At the time of writing, more than 90% of Members of Parliament and govt administrative members respectively have declared their assets. And, according to MACC, they are required to declare their assets whenever they buy or dispose any assets and whenever the govt requires them to do so. You can find more about their assets here.
Having said that…
Malaysia’s corruption index has improved (but only a little bit la)
We mentioned in the intro that Malaysia has been known for corruption lately. In fact, Malaysia’s rank in the Corruption Perception Index (CPI) had dropped from 55 in 2016 to 62 in 2017. And just FYI, the lower your rank, the more corrupted your country is. The good news though is that we improved in 2018!…. well by one spot up only la in CPI. Although it might not seem like a great achievement, at least got improvement la. You can refer to the map below for a better picture.
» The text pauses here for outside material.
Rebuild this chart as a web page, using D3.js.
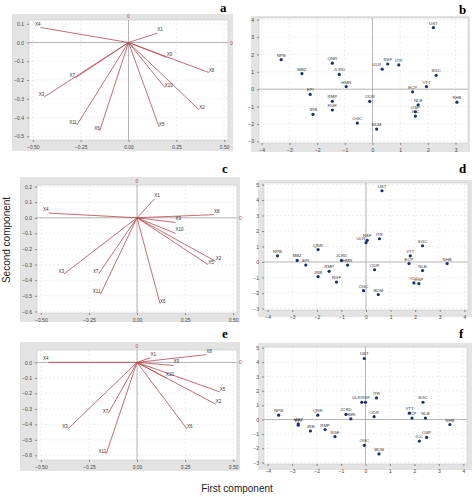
<!DOCTYPE html>
<html><head><meta charset="utf-8">
<script src="https://cdn.jsdelivr.net/npm/d3@7"></script>
<style>body{margin:0;background:#fff}</style></head>
<body><svg id="c" width="474" height="497"></svg>
<script>
const vars=["X1","X2","X3","X4","X5","X6","X7","X8","X9","X10","X11"];
const loadA=[[0.15,0.05],[0.37,-0.36],[-0.44,-0.29],[-0.46,0.08],[0.16,-0.45],[-0.15,-0.47],[-0.28,-0.19],[0.42,-0.16],[0.2,-0.08],[0.19,-0.24],[-0.27,-0.44]];
const loadC=[[0.09,0.12],[0.41,-0.28],[-0.38,-0.36],[-0.46,0.03],[0.37,-0.3],[0.12,-0.55],[-0.2,-0.36],[0.4,0.02],[0.2,-0.03],[0.2,-0.1],[-0.19,-0.49]];
const loadE=[[0.07,0.03],[0.41,-0.27],[-0.36,-0.43],[-0.46,0.0],[0.43,-0.19],[0.26,-0.43],[-0.15,-0.33],[0.36,0.05],[0.19,-0.02],[0.15,-0.1],[-0.16,-0.59]];
const sites=["NPB","MBZ","QNR","JCRD","HMR","EPI","RMP","RGF","JRB","ODR","OGC","BDM","ULR","RSF","ITR","UST","SGC","VTT","ECP","NLB","OSP","ICC","NHB"];
const scoreB=[[-3.3,1.7],[-2.55,0.9],[-1.45,1.5],[-1.2,0.85],[-0.95,0.15],[-2.25,-0.3],[-1.45,-0.7],[-1.45,-1.2],[-2.15,-1.45],[-0.1,-0.7],[-0.55,-1.95],[0.15,-2.3],[0.35,1.15],[0.55,1.45],[0.95,1.4],[2.2,3.55],[2.3,0.8],[1.95,0.15],[1.45,-0.15],[1.65,-0.9],[1.55,-1.3],[1.55,-1.55],[3.05,-0.75]];
const scoreD=[[-3.6,0.4],[-2.8,0.1],[-1.95,0.8],[-1.0,0.1],[-0.75,-0.2],[-2.45,-0.2],[-1.5,-0.6],[-1.2,-1.3],[-1.95,-0.95],[0.35,-0.5],[-0.1,-1.85],[0.5,-2.1],[0.0,1.25],[0.05,1.4],[0.55,1.5],[0.65,4.6],[2.3,1.05],[1.8,0.4],[1.75,-0.1],[2.3,-0.55],[2.15,-1.4],[1.95,-1.35],[3.3,-0.1]];
const scoreF=[[-3.55,0.3],[-2.75,-0.3],[-1.95,0.3],[-0.8,0.35],[-0.6,0.05],[-2.75,-0.4],[-1.65,-0.7],[-1.25,-1.2],[-2.25,-0.8],[0.35,0.2],[-0.05,-1.8],[0.55,-2.4],[-0.15,1.2],[0.0,1.2],[0.45,1.5],[-0.05,4.25],[2.35,1.2],[1.8,0.45],[1.9,0.1],[2.45,0.1],[2.5,-1.25],[2.2,-1.5],[3.45,-0.35]];
const ticksL=[-0.5,-0.25,0,0.25,0.5];

const svg=d3.select("#c");
const F="Liberation Sans, Arial, sans-serif";
function frame(fx,fy,fw,fh,px0,px1,py0,py1,xd,yd){
  const g=svg.append("g");
  g.append("rect").attr("x",fx).attr("y",fy).attr("width",fw).attr("height",fh).attr("fill","#e3e3e3");
  const x=d3.scaleLinear().domain(xd).range([px0,px1]);
  const y=d3.scaleLinear().domain(yd).range([py1,py0]);
  g.append("rect").attr("x",px0).attr("y",py0).attr("width",px1-px0).attr("height",py1-py0).attr("fill","#fff").attr("stroke","#c8c8c8").attr("stroke-width",0.6);
  return {g,x,y};
}
function grid(p,xt,yt,xf,yf){
  const {g,x,y}=p;
  const [x0,x1]=x.range(),[y1,y0]=y.range();
  xt.forEach(t=>g.append("line").attr("x1",x(t)).attr("x2",x(t)).attr("y1",y0).attr("y2",y1).attr("stroke","#ddd").attr("stroke-width",0.5).attr("stroke-dasharray","2,2"));
  yt.forEach(t=>g.append("line").attr("y1",y(t)).attr("y2",y(t)).attr("x1",x0).attr("x2",x1).attr("stroke","#ddd").attr("stroke-width",0.5).attr("stroke-dasharray","2,2"));
  const ax=g.append("g").attr("transform",`translate(0,${y1})`).call(d3.axisBottom(x).tickValues(xt).tickFormat(xf).tickSize(2));
  const ay=g.append("g").attr("transform",`translate(${x0},0)`).call(d3.axisLeft(y).tickValues(yt).tickFormat(yf).tickSize(2));
  [ax,ay].forEach(a=>{a.select(".domain").remove();a.selectAll("line").attr("stroke","#888");a.selectAll("text").attr("font-size",5).attr("font-family",F).attr("fill","#444");});
  g.append("line").attr("x1",x(0)).attr("x2",x(0)).attr("y1",y0).attr("y2",y1).attr("stroke","#999").attr("stroke-width",0.7);
  g.append("line").attr("y1",y(0)).attr("y2",y(0)).attr("x1",x0).attr("x2",x1).attr("stroke","#999").attr("stroke-width",0.7);
}
function biplot(fx,fy,fw,fh,px0,px1,py0,py1,yd,yt,data){
  const p=frame(fx,fy,fw,fh,px0,px1,py0,py1,[-0.52,0.52],yd);
  grid(p,ticksL,yt,d3.format(".2f"),d3.format(".1f"));
  const {g,x,y}=p;
  g.append("text").attr("x",x(0)).attr("y",py0-2).attr("text-anchor","middle").attr("font-size",5).attr("fill","#b04050").attr("font-family",F).text("0");
  g.append("text").attr("x",px1+2).attr("y",y(0)+2).attr("font-size",5).attr("fill","#b04050").attr("font-family",F).text("0");
  data.forEach((d,i)=>{
    g.append("line").attr("x1",x(0)).attr("y1",y(0)).attr("x2",x(d[0])).attr("y2",y(d[1])).attr("stroke","#b5474f").attr("stroke-width",0.8);
    g.append("text").attr("x",x(d[0])).attr("y",y(d[1])+(d[1]<-0.1?-1:-2)).attr("text-anchor",d[0]<0?"end":"start").attr("font-size",4.5).attr("fill","#333").attr("font-family",F).text(vars[i]);
  });
}
function scores(fx,fy,fw,fh,px0,px1,py0,py1,xd,yd,xt,yt,data){
  const p=frame(fx,fy,fw,fh,px0,px1,py0,py1,xd,yd);
  grid(p,xt,yt,d3.format("d"),d3.format("d"));
  const {g,x,y}=p;
  data.forEach((d,i)=>{
    g.append("circle").attr("cx",x(d[0])).attr("cy",y(d[1])).attr("r",1.6).attr("fill","#1a2f6e");
    const s=sites[i];
    const anchor=s==="ULR"?"end":"middle";
    g.append("text").attr("x",x(d[0])+(s==="ULR"?-1:0)).attr("y",y(d[1])-3).attr("text-anchor",anchor).attr("font-size",4.3).attr("fill","#333").attr("font-family",F).text(s);
  });
}
biplot(12,14,221,137,29,228,20,140,[-0.52,0.12],[0.1,0,-0.1,-0.2,-0.3,-0.4,-0.5],loadA);
scores(251,16,219,136,259,468,18,143,[-4.1,3.45],[-3.1,4.1],d3.range(-4,4),d3.range(-3,5),scoreB);
biplot(20,177,220,145,37,237,185,313,[-0.61,0.21],[0.2,0.1,0,-0.1,-0.2,-0.3,-0.4,-0.5,-0.6],loadC);
scores(258,180,214,137,264,468,183,310,[-4.15,4.15],[-3.1,5.1],d3.range(-4,5),d3.range(-3,6),scoreD);
biplot(20,342,220,129,37,237,350,460,[-0.63,0.08],[0,-0.1,-0.2,-0.3,-0.4,-0.5,-0.6],loadE);
scores(258,343,214,127,264,467,347,464,[-4.15,4.15],[-3.1,5.05],d3.range(-4,5),d3.range(-3,6),scoreF);
const lab=[["a",220,12],["b",459,14],["c",222,173],["d",459,173],["e",222,338],["f",459,338]];
lab.forEach(l=>svg.append("text").attr("x",l[1]).attr("y",l[2]).attr("font-size",13).attr("font-weight","bold").attr("font-family","Liberation Serif, serif").text(l[0]));
svg.append("text").attr("transform","translate(10,240) rotate(-90)").attr("text-anchor","middle").attr("font-size",10).attr("font-family",F).attr("fill","#222").text("Second component");
svg.append("text").attr("x",237).attr("y",492).attr("text-anchor","middle").attr("font-size",10).attr("font-family",F).attr("fill","#222").text("First component");
</script></body></html>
On top of that, the govt has recently launched the five-year National Anti-Corruption Plan (NACP) with 115 initiatives to curb corruption. While some of these initiatives have either been implemented, including those mentioned earlier, or yet to be implemented, some of them are actually already in progress. For instance, the govt would be tabling a Political Funding Act that would monitor the usage of political money in June. You can read more about the initiatives here (psst, go straight to page 36) or there’s a simplified version of them by The Edge here.
Despite the laws and initiatives that Malaysia implements that might be similar to Singapore’s, our country is still far behind Singapore in CPI. How da heck did Singapore, which ranked 3rd in CPI, managed to keep its corruption at a low level?? Must be their kiasuness.
Apparently, the govt is strict in enforcing anti-corruption rules to ALL Singaporeans regardless of their status. So, you can be a commoner, foreigner or even a diplomat, for all that matters, yet you’re still punishable by law if you give or receive bribery.
“We have over time developed a society and culture that eschews corruption. Singaporeans expect and demand a clean system. They do not condone giving or accepting “social lubricants” to get things done. They readily report corrupt practices when they encounter them. Singaporeans trust that the law applies to all and that the Government will enforce the laws without fear or favour, even when it may be awkward or embarrassing.” – Singapore’s Prime Minister Lee Hsien Loong to Straits Times.
Having said that, is there a possibility that Malaysia might end up like Singapore? At the time of writing, the govt is still working on implementing the initiatives listed in NACP. And looking at the long list of things that Malaysia needs to do, it may take a while before our country gets to reach to that level in reducing corruption in the country.